And Mwanakatwe says debt repayment in 2019 will increase significantly on account of the continuous depreciation of the local currency, Kwacha, against major convertibles.
Meanwhile, Mwanakatwe says government has saved $10 million in the sinking fund in readiness for the Eurobond loan repayment in 2022 and beyond.
Speaking during a quarterly press briefing in Lusaka, Thursday, Mwanakatwe said external and domestic debt had increased.
“You may wish to note that a total of K38 billion was collected in revenue and grants over the period January to September, 2018, and was 1.1 per cent higher than the target of K383 billion. Total expenditure over the same period amounted to K50.3 billion which was below the target of K51.4 billion by 2.1 percent,” Mwanakatwe said.

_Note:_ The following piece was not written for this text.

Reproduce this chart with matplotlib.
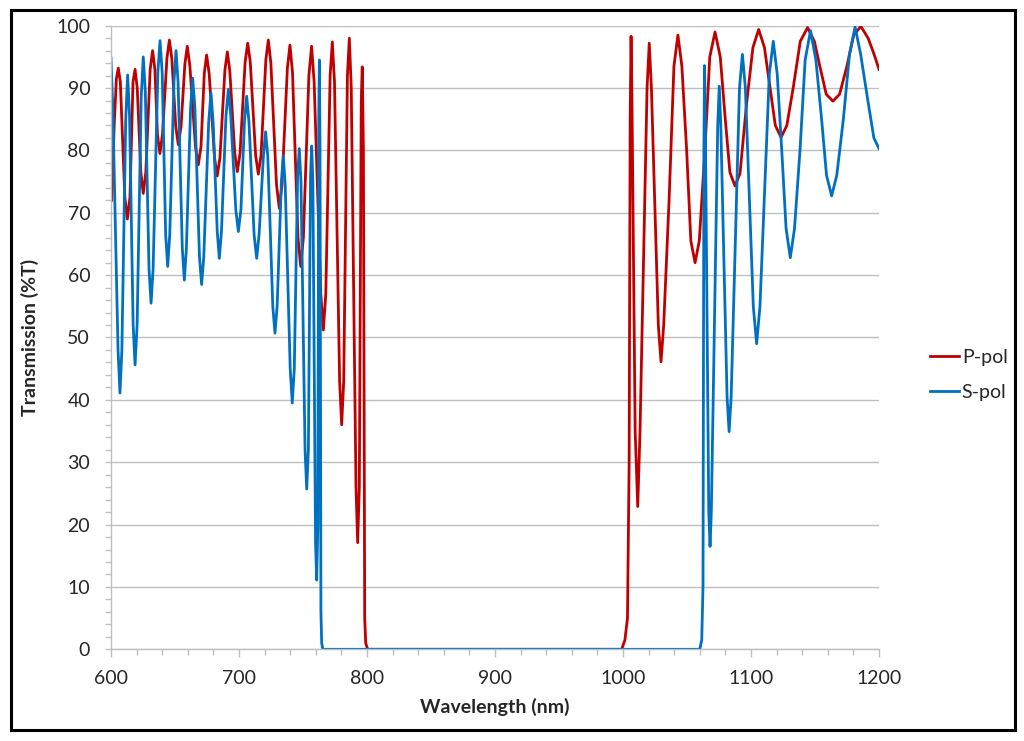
import matplotlib
matplotlib.use("Agg")
import matplotlib.pyplot as plt
from matplotlib.patches import Rectangle
from matplotlib.ticker import MultipleLocator

plt.rcParams["font.family"] = ["Lato", "DejaVu Sans"]

# P-pol transmission (wavelength nm, %T)
p_wl = [600.5, 602.5, 604.2, 605.7, 607.3, 610.8, 612.8, 614.8, 617.2, 618.8,
        620.5, 623.3, 625.2, 627.2, 630.6, 632.5, 634.3, 636.3, 638.2, 640.2,
        643.7, 645.6, 647.5, 650.6, 652.6, 654.7, 657.7, 659.6, 661.6, 666.0,
        668.2, 670.3, 672.9, 674.7, 676.7, 680.9, 683.0, 685.1, 689.0, 690.9,
        692.8, 696.7, 698.7, 700.8, 704.8, 706.8, 708.8, 713.0, 715.1, 717.2,
        721.0, 722.9, 724.9, 729.3, 731.5, 733.6, 737.8, 739.8, 741.8, 746.1,
        748.2, 750.3, 754.6, 756.7, 758.7, 763.9, 765.9, 767.8, 771.2, 772.9,
        774.6, 778.6, 780.2, 781.8, 784.7, 786.2, 787.7, 791.4, 792.7, 794.0,
        795.5, 796.3, 797.2, 798.2, 799.0, 800.5,
        999.0, 1001.5, 1003.5, 1004.8, 1005.6, 1006.3, 1007.0, 1009.5, 1011.5, 1013.3,
        1018.8, 1020.5, 1022.2, 1027.6, 1029.7, 1031.8, 1036.0, 1039.8, 1042.9, 1046.0,
        1049.7, 1053.0, 1056.3, 1059.6, 1064.0, 1067.8, 1071.9, 1076.0, 1079.5, 1083.5,
        1087.5, 1091.4, 1096.6, 1101.5, 1106.0, 1110.5, 1114.8, 1119.0, 1123.5, 1128.0,
        1133.1, 1138.5, 1144.2, 1149.5, 1153.9, 1158.8, 1164.0, 1169.2, 1174.8, 1180.3,
        1185.8, 1191.5, 1196.0, 1200.0]
p_t = [72.0, 84.0, 91.5, 93.2, 91.0, 72.5, 69.0, 72.5, 91.0, 93.0,
       90.0, 76.5, 73.1, 76.5, 93.0, 96.0, 93.0, 82.5, 79.5, 82.5,
       94.8, 97.7, 94.8, 83.8, 80.9, 83.8, 93.8, 96.7, 93.6, 80.6,
       77.7, 80.6, 92.4, 95.3, 92.3, 78.8, 75.9, 78.8, 92.9, 95.8,
       92.8, 79.5, 76.6, 79.5, 94.2, 97.2, 94.2, 79.2, 76.2, 79.2,
       94.6, 97.7, 94.0, 74.5, 70.7, 74.5, 93.2, 96.9, 92.5, 66.0,
       61.4, 66.0, 92.0, 96.7, 91.0, 57.0, 51.2, 57.0, 92.0, 97.4,
       91.0, 43.0, 36.0, 43.0, 92.0, 98.0, 90.0, 26.0, 17.1, 26.0,
       88.0, 93.4, 80.0, 5.0, 1.0, 0.0,
       0.0, 1.5, 5.0, 30.0, 85.0, 98.3, 88.0, 35.0, 22.9, 35.0,
       90.0, 97.2, 90.0, 52.0, 46.1, 52.0, 72.0, 93.5, 98.5, 93.5,
       80.1, 65.5, 62.0, 65.5, 80.1, 95.0, 99.0, 95.0, 86.0, 76.5,
       74.3, 76.3, 87.6, 96.5, 99.4, 96.5, 90.2, 84.0, 82.1, 84.0,
       90.2, 97.5, 99.7, 97.5, 93.4, 89.0, 87.9, 89.0, 93.4, 98.5,
       99.9, 98.0, 95.5, 93.0]

# S-pol transmission (wavelength nm, %T)
s_wl = [600.0, 601.5, 605.5, 607.0, 608.5, 611.5, 613.0, 614.5, 617.3, 618.8,
        620.4, 623.6, 625.2, 626.8, 629.7, 631.3, 632.9, 636.6, 638.3, 640.0,
        642.7, 644.3, 645.9, 649.2, 650.8, 652.4, 655.7, 657.3, 658.9, 662.2,
        663.8, 665.5, 669.1, 670.8, 672.5, 676.3, 678.1, 679.8, 683.0, 684.6,
        686.3, 689.8, 691.7, 693.6, 697.5, 699.5, 701.5, 704.3, 706.0, 707.8,
        711.8, 713.8, 715.7, 719.1, 720.8, 722.5, 726.4, 728.1, 729.8, 733.1,
        734.6, 736.1, 740.0, 741.6, 743.2, 745.8, 747.1, 748.4, 751.6, 752.9,
        754.2, 755.9, 756.8, 757.7, 759.8, 760.7, 761.6, 762.3, 762.8, 763.3,
        764.0, 764.6, 765.5,
        1060.0, 1061.5, 1062.5, 1063.2, 1063.7, 1064.3, 1067.0, 1068.0, 1069.0, 1074.0,
        1075.2, 1076.4, 1081.3, 1082.9, 1084.5, 1091.0, 1093.3, 1095.6, 1101.8, 1104.4,
        1107.0, 1114.3, 1117.4, 1120.5, 1124.0, 1127.4, 1130.7, 1134.0, 1138.3, 1142.3,
        1146.5, 1150.7, 1155.2, 1159.0, 1163.0, 1167.0, 1172.1, 1177.0, 1181.3, 1185.6,
        1191.6, 1196.0, 1200.0]
s_t = [94.8, 86.0, 48.0, 41.1, 48.0, 85.0, 92.1, 85.5, 52.0, 45.6,
       52.0, 88.5, 95.0, 89.5, 61.0, 55.5, 61.0, 92.5, 97.6, 92.5,
       66.5, 61.4, 66.5, 91.0, 96.0, 91.0, 64.3, 59.2, 64.3, 87.0,
       91.6, 87.0, 63.0, 58.5, 63.0, 84.5, 89.2, 84.5, 67.0, 62.7,
       67.0, 85.5, 89.8, 85.5, 70.5, 67.0, 70.5, 84.7, 88.7, 84.5,
       66.5, 62.7, 66.5, 79.2, 83.0, 79.0, 55.0, 50.7, 55.0, 75.0,
       79.1, 74.5, 45.0, 39.5, 45.0, 76.0, 80.3, 75.0, 32.0, 25.7,
       32.0, 76.0, 80.7, 75.0, 17.0, 11.1, 20.0, 85.0, 94.5, 80.0,
       6.0, 1.0, 0.0,
       0.0, 1.5, 10.0, 80.0, 93.6, 85.0, 22.0, 16.5, 22.0, 84.0,
       90.3, 84.0, 40.5, 34.9, 40.5, 90.0, 95.4, 90.0, 55.0, 49.0,
       55.0, 92.2, 97.5, 92.2, 80.1, 67.5, 62.8, 67.5, 80.1, 94.5,
       99.2, 94.5, 84.9, 76.0, 72.7, 76.0, 84.9, 95.5, 99.8, 95.5,
       87.6, 82.0, 80.3]

RED = "#C00000"
BLUE = "#0070C0"
GRID = "#BFBFBF"
TXT = "#262626"

fig = plt.figure(figsize=(10.24, 7.41), dpi=100)
ax = fig.add_axes([111 / 1024, 1 - 649.3 / 741, 768 / 1024, 623.6 / 741])

ax.plot(p_wl, p_t, color=RED, lw=2.0, label="P-pol", solid_joinstyle="round")
ax.plot(s_wl, s_t, color=BLUE, lw=2.0, label="S-pol", solid_joinstyle="round")

ax.set_xlim(600, 1200)
ax.set_ylim(0, 100)
ax.xaxis.set_major_locator(MultipleLocator(100))
ax.xaxis.set_minor_locator(MultipleLocator(20))
ax.yaxis.set_major_locator(MultipleLocator(10))
ax.yaxis.set_minor_locator(MultipleLocator(2))

ax.grid(axis="y", which="major", color=GRID, lw=1.0)
ax.set_axisbelow(True)
for side in ["top", "right"]:
    ax.spines[side].set_visible(False)
for side in ["left", "bottom"]:
    ax.spines[side].set_color(GRID)
    ax.spines[side].set_linewidth(1.0)

ax.tick_params(axis="both", which="both", direction="out", color=GRID, width=1.0)
ax.tick_params(axis="y", which="major", length=4.5, pad=10.5, labelsize=14, labelcolor=TXT)
ax.tick_params(axis="y", which="minor", length=4.5)
ax.tick_params(axis="x", which="major", length=6, pad=9, labelsize=14, labelcolor=TXT)
ax.tick_params(axis="x", which="minor", length=4.5)

ax.set_xlabel("Wavelength (nm)", fontsize=14, fontweight="bold", color=TXT, labelpad=8)
ax.set_ylabel("Transmission (%T)", fontsize=14, fontweight="bold", color=TXT, labelpad=12)

fig.legend(loc="center left", bbox_to_anchor=(920 / 1024, 1 - 375 / 741),
           frameon=False, fontsize=14, handlelength=1.5, handletextpad=0.15,
           labelspacing=0.95, borderpad=0, labelcolor=TXT)

fig.patches.append(Rectangle((11 / 1024, 1 - 730 / 741), 1004 / 1024, 720 / 741,
                             transform=fig.transFigure, fill=False,
                             ec="black", lw=2.2))

fig.savefig("out.png", dpi=100)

“The external debt stock as at close of the third quarter was US$9.51 billion from US$9.37 billion at end of the second quarter of 2018. The increase in the quarter was on account of payment of some new disbursement. Debt service for three quarters of 2018 amounted to US $545.02 million. The stock of domestic debt mainly government securities, as at end of third quarter 2018 amounted to K54.6 billion from K51.9 billion at the end of second quarter 2018. Total guaranteed debt was at US $12 billion as at end September, 2018. Government acknowledges the rising vulnerabilities from its debt profile and is committed to implementation of austerity measures to ensure movement back to moderate debt risk distress. Verified domestic arrears as at end second quarter stood at K14.7 billion compared K13.9 billion recorded at the end of quarter one of 2018.”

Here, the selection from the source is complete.